Consumidor livra-se do racionamento, mas amarga novos aumentos

“Antes a questão era se teria energia, agora é se haverá dinheiro para pagar por ela.” Assim o diretor do Ilumina (Instituto de Desenvolvimento Estratégico do Setor Elétrico), Roberto Pereira D´Araújo, define a atual situação do setor. “É verdade que o risco de escassez, por hora, está afastado, embora isso se deva principalmente a São Pedro e à população que fez uma economia nunca vista em lugar algum, mas daqui para a frente o que vem é aumento de preço”, adverte.

Em 19 de fevereiro, quando anunciou, para 1º de março,  o fim do racionamento vigente no País durante todo o último ano, o  presidente Fernando Henrique Cardoso não incluiu em seu comunicado a salgada conta que o consumidor começa a pagar também neste mês. A primeira facada diz respeito ao reajuste extraordinário e temporário de 2,9%, para os consumidores residenciais, e  7,9%, aos demais, que ficará em vigor até que seja quitado integralmente o débito das perdas de receita das distribuidoras e geradoras. “O prazo de vigência dessa fórmula perversa, previsto para três anos, pode se alongar por mais tempo ainda. O motivo é que, além de repor os níveis de receita que as distribuidoras vinham tendo antes do racionamento, o Governo resolveu ainda lhes brindar com os lucros cessantes do crescimento projetado de consumo, algo em torno de 5%”, alerta Carlos Augusto Ramos Kirchner, diretor do SEESP. 
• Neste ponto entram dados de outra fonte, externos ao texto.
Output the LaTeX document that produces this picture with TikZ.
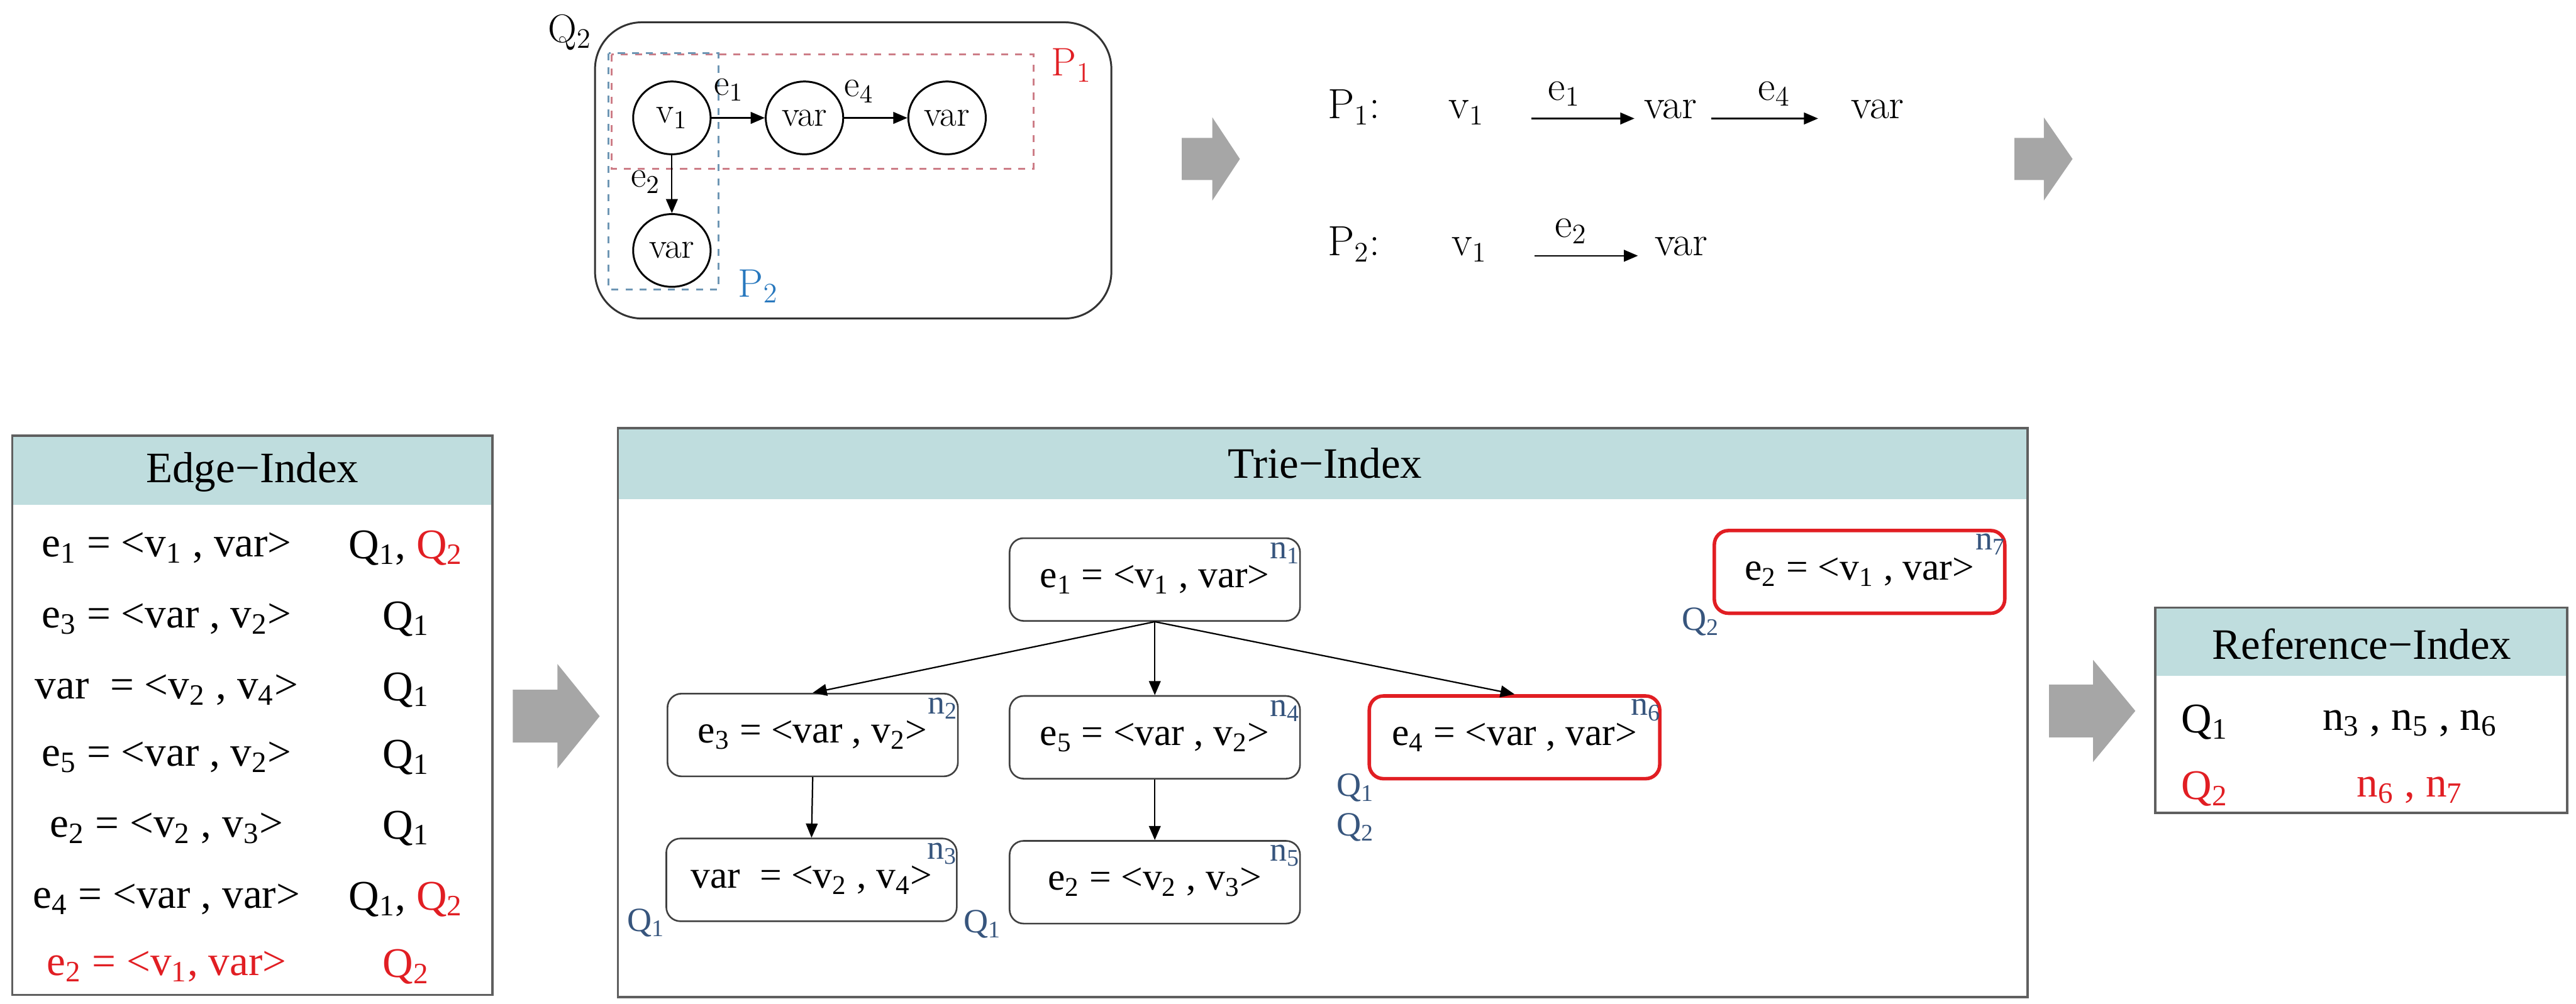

Para que fosse feita a chamada compensação, foi criada uma linha de financiamento do BNDES para um empréstimo de R$ 7 bilhões às empresas, valor equivalente a 90% do total dessas perdas. O adicional pago pelo consumidor agora servirá para amortizar essa dívida junto ao banco e arrecadar os 10% restantes. Considerando inadmissível a situação, o SEESP e o Ilumina solicitaram  ao Ministério Público Federal, em 17 de dezembro último, que impedisse o tarifaço. Ainda sem resposta, a representação aguarda providências do MP.

Kirchner lembra que a sociedade tem como alternativa, “fora aceitar o esbulho e pagar a conta”, pressionar o Congresso Nacional a não aprovar a Medida Provisória n.º 14, de 21 de dezembro de 2001, que dá respaldo à recomposição tarifária extraordinária, ou recorrer aos órgãos de defesa do consumidor e ao Judiciário.


SEGURO PARA QUEM?
Além desse aumento, a partir de março, a conta de luz trará mais 2% de reajuste referente ao que está sendo chamado de “seguro energia”. Ficam livres apenas os enquadrados como baixa renda. A novidade é a locação, pelo Governo Federal, de 57 termelétricas pelo período de três anos que, juntas, podem produzir 2 mil MW e devem suprir o sistema em caso de problemas na geração da capacidade instalada no País. “Pagaremos por isso, utilizando ou não. A conta inicial, sem que se recorra a essas usinas, é de R$ 4 bilhões, mas pode chegar a R$ 16 bi, se precisarmos de fato delas”, afirmou D´Araújo. Isso se deve ao alto preço contratado pelo MWh proveniente dessas usinas, por volta de R$ 100,00, mais que o dobro do que custa atualmente a geração hidrelétrica. Se for necessário acioná-las, isso sobe para R$ 288,00/MWh. O custo novamente será repassado a todos os consumidores, excluindo-se aí os que gastam até 350kWh por mês. Para ajudar a cobrir o rombo, haverá ainda um fundo cujos recursos virão de parte da receita das geradoras estatais, pesando mais uma vez no bolso do contribuinte.

Segundo Kirchner, além de elevar drasticamente as tarifas, trata-se de uma segurança bastante duvidosa. Para ele, é o que se qualifica como “reserva fria”, uma vez que os geradores térmicos não se encontram conectados ao sistema elétrico e não terão qualquer influência, por exemplo, para evitar um apagão como o ocorrido em 21 de janeiro último. “A medida certamente não é das mais adequadas,  gastaremos dispendiosas importâncias para, quando terminarem os contratos, as empresas, na sua maioria estrangeiras,  levarem embora do País os geradores locados, possivelmente ainda encaixotados e sem uso.”

Na avaliação do diretor do SEESP, essa é mais uma distorção do modelo do setor elétrico brasileiro adotado em 1995, que passou a considerar energia, antes uma utilidade, como mercadoria (commodity). A medida, de acordo com Kirchner,  “vem ao encontro dos interesses privados que não vêem com bons olhos um exagerada expansão da oferta, o que baixaria os preços”.